#### Request:
Extract the records below word for word and ignore the images.

#### Records for the exercise:
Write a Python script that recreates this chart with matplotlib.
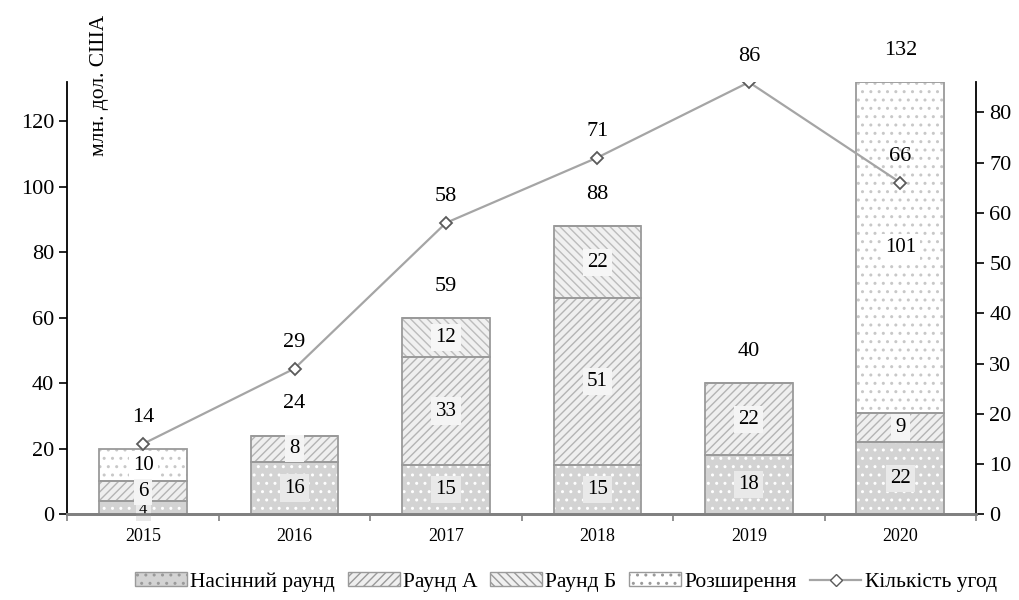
import numpy as np
import matplotlib.pyplot as plt
from matplotlib.patches import Patch
from matplotlib.lines import Line2D

plt.rcParams['font.family'] = ['Liberation Serif', 'DejaVu Serif']
plt.rcParams['hatch.linewidth'] = 1.0

# Дані: обсяг інвестицій за раундами (млн. дол. США) та кількість угод
years = ['2015', '2016', '2017', '2018', '2019', '2020']
seed = [4, 16, 15, 15, 18, 22]
round_a = [6, 8, 33, 51, 22, 9]
round_b = [0, 0, 12, 22, 0, 0]
expansion = [10, 0, 0, 0, 0, 101]
totals = [None, 24, 59, 88, 40, 132]
deals = [14, 29, 58, 71, 86, 66]

series_names = ['Насінний раунд', 'Раунд А', 'Раунд Б', 'Розширення']
# (заливка, штрихування, колір штриха, фон підпису)
styles = [
    ('#d3d3d3', '..', '#ffffff', '#e9e9e9'),
    ('#efefef', '////', '#b4b4b4', '#f4f4f4'),
    ('#f0f0f0', '\\\\\\\\', '#bcbcbc', '#f6f6f6'),
    ('#ffffff', '..', '#c8c8c8', '#ffffff'),
]
edge = '#9a9a9a'

fig = plt.figure(figsize=(10.2, 6), dpi=100)
ax = fig.add_axes([0.066, 0.143, 0.891, 0.72])
ax2 = ax.twinx()

x = np.arange(len(years))
width = 0.58
bottom = np.zeros(len(years))
for values, (fc, hatch, hc, lbg) in zip([seed, round_a, round_b, expansion], styles):
    vals = np.array(values, dtype=float)
    # шар зі штрихуванням
    ax.bar(x, vals, width, bottom=bottom, color=fc, hatch=hatch,
           edgecolor=hc, linewidth=0, zorder=2)
    # контур сегментів
    ax.bar(x, vals, width, bottom=bottom, fill=False,
           edgecolor=edge, linewidth=1.3, zorder=3)
    for xi, v, b in zip(x, vals, bottom):
        if v > 0:
            small = v < 5
            ax.text(xi, b + v / 2 - (0.6 if small else 0), f'{int(v)}',
                    ha='center', va='center', fontsize=12 if small else 15,
                    zorder=4 if small else 5,
                    bbox=dict(boxstyle='square,pad=0.2', fc=lbg, ec='none'))
    bottom += vals

for xi, t, top in zip(x, totals, bottom):
    if t is not None:
        ax.annotate(f'{t}', (xi, top), xytext=(0, 16), textcoords='offset points',
                    ha='center', va='bottom', fontsize=16)

ax.set_xlim(-0.5, len(years) - 0.5)
ax.set_ylim(0, 132)
ax.set_yticks(np.arange(0, 121, 20))
ax.set_xticks(x)
ax.set_xticklabels(years, fontsize=13)
ax.set_xticks(np.arange(-0.5, len(years)), minor=True)
ax.tick_params(axis='x', which='major', length=0, pad=10)
ax.tick_params(axis='x', which='minor', length=5, width=1.2, color='#808080')
ax.tick_params(axis='y', labelsize=16, length=6, width=1.2, direction='out')

# лінія кількості угод на правій осі
ax2.plot(x, deals, color='#a5a5a5', linewidth=1.6, marker='D', markersize=6,
         markerfacecolor='white', markeredgecolor='#5a5a5a', markeredgewidth=1.3,
         zorder=4)
for xi, d in zip(x, deals):
    ax2.annotate(f'{d}', (xi, d), xytext=(0, 12), textcoords='offset points',
                 ha='center', va='bottom', fontsize=16)
ax2.set_ylim(0, 86)
ax2.set_yticks(np.arange(0, 81, 10))
ax2.tick_params(axis='y', labelsize=16, length=6, width=1.2, direction='out')

for a in (ax, ax2):
    a.spines['top'].set_visible(False)
    a.spines['left'].set_linewidth(1.3)
    a.spines['right'].set_linewidth(1.3)
    a.spines['bottom'].set_color('#808080')
    a.spines['bottom'].set_linewidth(2)
ax2.spines['left'].set_visible(False)
ax.spines['right'].set_visible(False)
ax.set_zorder(ax2.get_zorder() - 1)
ax.patch.set_visible(False)

fig.text(0.098, 0.975, 'млн. дол. США', rotation=90, ha='center', va='top',
         fontsize=15.5)

handles = [Patch(facecolor=fc, hatch=h, edgecolor=edge, linewidth=1)
           for fc, h, hc, lbg in styles]
handles.append(Line2D([0], [0], color='#a5a5a5', linewidth=1.6, marker='D',
                      markersize=6, markerfacecolor='white',
                      markeredgecolor='#5a5a5a'))
fig.legend(handles, series_names + ['Кількість угод'], loc='center',
           bbox_to_anchor=(0.555, 0.03), ncol=5, frameon=False, fontsize=15.5,
           handlelength=2.4, handletextpad=0.15, columnspacing=0.6,
           handleheight=0.6)

fig.savefig('out.png', dpi=100)
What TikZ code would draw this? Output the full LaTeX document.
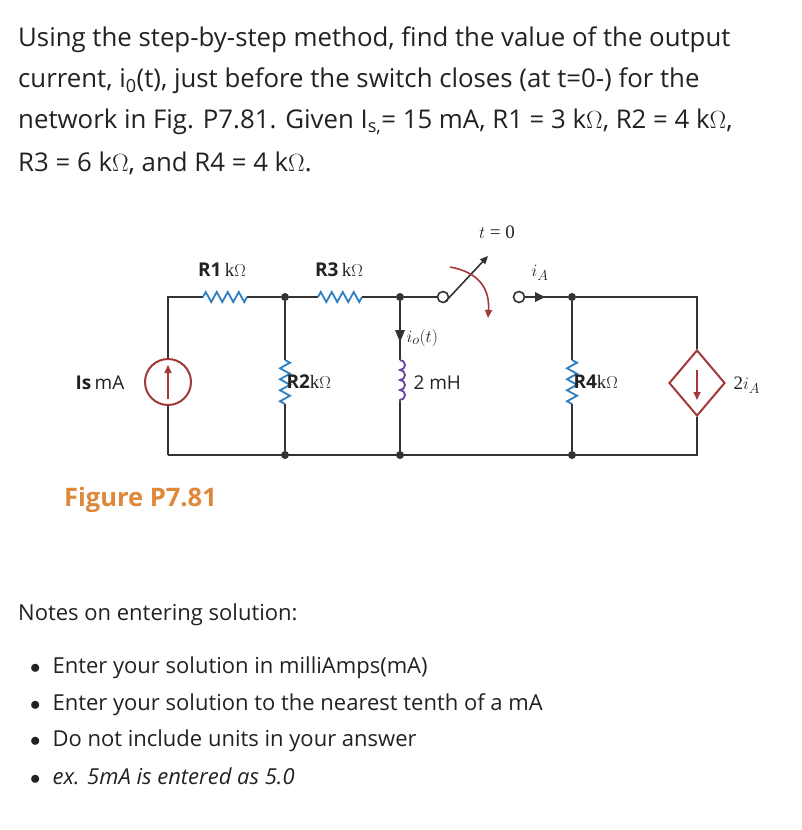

#### Correct answer:
Write a Python script that recreates this chart with matplotlib.
import numpy as np
import matplotlib.pyplot as plt
from matplotlib.patches import Patch
from matplotlib.lines import Line2D

plt.rcParams['font.family'] = ['Liberation Serif', 'DejaVu Serif']
plt.rcParams['hatch.linewidth'] = 1.0

# Дані: обсяг інвестицій за раундами (млн. дол. США) та кількість угод
years = ['2015', '2016', '2017', '2018', '2019', '2020']
seed = [4, 16, 15, 15, 18, 22]
round_a = [6, 8, 33, 51, 22, 9]
round_b = [0, 0, 12, 22, 0, 0]
expansion = [10, 0, 0, 0, 0, 101]
totals = [None, 24, 59, 88, 40, 132]
deals = [14, 29, 58, 71, 86, 66]

series_names = ['Насінний раунд', 'Раунд А', 'Раунд Б', 'Розширення']
# (заливка, штрихування, колір штриха, фон підпису)
styles = [
    ('#d3d3d3', '..', '#ffffff', '#e9e9e9'),
    ('#efefef', '////', '#b4b4b4', '#f4f4f4'),
    ('#f0f0f0', '\\\\\\\\', '#bcbcbc', '#f6f6f6'),
    ('#ffffff', '..', '#c8c8c8', '#ffffff'),
]
edge = '#9a9a9a'

fig = plt.figure(figsize=(10.2, 6), dpi=100)
ax = fig.add_axes([0.066, 0.143, 0.891, 0.72])
ax2 = ax.twinx()

x = np.arange(len(years))
width = 0.58
bottom = np.zeros(len(years))
for values, (fc, hatch, hc, lbg) in zip([seed, round_a, round_b, expansion], styles):
    vals = np.array(values, dtype=float)
    # шар зі штрихуванням
    ax.bar(x, vals, width, bottom=bottom, color=fc, hatch=hatch,
           edgecolor=hc, linewidth=0, zorder=2)
    # контур сегментів
    ax.bar(x, vals, width, bottom=bottom, fill=False,
           edgecolor=edge, linewidth=1.3, zorder=3)
    for xi, v, b in zip(x, vals, bottom):
        if v > 0:
            small = v < 5
            ax.text(xi, b + v / 2 - (0.6 if small else 0), f'{int(v)}',
                    ha='center', va='center', fontsize=12 if small else 15,
                    zorder=4 if small else 5,
                    bbox=dict(boxstyle='square,pad=0.2', fc=lbg, ec='none'))
    bottom += vals

for xi, t, top in zip(x, totals, bottom):
    if t is not None:
        ax.annotate(f'{t}', (xi, top), xytext=(0, 16), textcoords='offset points',
                    ha='center', va='bottom', fontsize=16)

ax.set_xlim(-0.5, len(years) - 0.5)
ax.set_ylim(0, 132)
ax.set_yticks(np.arange(0, 121, 20))
ax.set_xticks(x)
ax.set_xticklabels(years, fontsize=13)
ax.set_xticks(np.arange(-0.5, len(years)), minor=True)
ax.tick_params(axis='x', which='major', length=0, pad=10)
ax.tick_params(axis='x', which='minor', length=5, width=1.2, color='#808080')
ax.tick_params(axis='y', labelsize=16, length=6, width=1.2, direction='out')

# лінія кількості угод на правій осі
ax2.plot(x, deals, color='#a5a5a5', linewidth=1.6, marker='D', markersize=6,
         markerfacecolor='white', markeredgecolor='#5a5a5a', markeredgewidth=1.3,
         zorder=4)
for xi, d in zip(x, deals):
    ax2.annotate(f'{d}', (xi, d), xytext=(0, 12), textcoords='offset points',
                 ha='center', va='bottom', fontsize=16)
ax2.set_ylim(0, 86)
ax2.set_yticks(np.arange(0, 81, 10))
ax2.tick_params(axis='y', labelsize=16, length=6, width=1.2, direction='out')

for a in (ax, ax2):
    a.spines['top'].set_visible(False)
    a.spines['left'].set_linewidth(1.3)
    a.spines['right'].set_linewidth(1.3)
    a.spines['bottom'].set_color('#808080')
    a.spines['bottom'].set_linewidth(2)
ax2.spines['left'].set_visible(False)
ax.spines['right'].set_visible(False)
ax.set_zorder(ax2.get_zorder() - 1)
ax.patch.set_visible(False)

fig.text(0.098, 0.975, 'млн. дол. США', rotation=90, ha='center', va='top',
         fontsize=15.5)

handles = [Patch(facecolor=fc, hatch=h, edgecolor=edge, linewidth=1)
           for fc, h, hc, lbg in styles]
handles.append(Line2D([0], [0], color='#a5a5a5', linewidth=1.6, marker='D',
                      markersize=6, markerfacecolor='white',
                      markeredgecolor='#5a5a5a'))
fig.legend(handles, series_names + ['Кількість угод'], loc='center',
           bbox_to_anchor=(0.555, 0.03), ncol=5, frameon=False, fontsize=15.5,
           handlelength=2.4, handletextpad=0.15, columnspacing=0.6,
           handleheight=0.6)

fig.savefig('out.png', dpi=100)
What TikZ code would draw this? Output the full LaTeX document.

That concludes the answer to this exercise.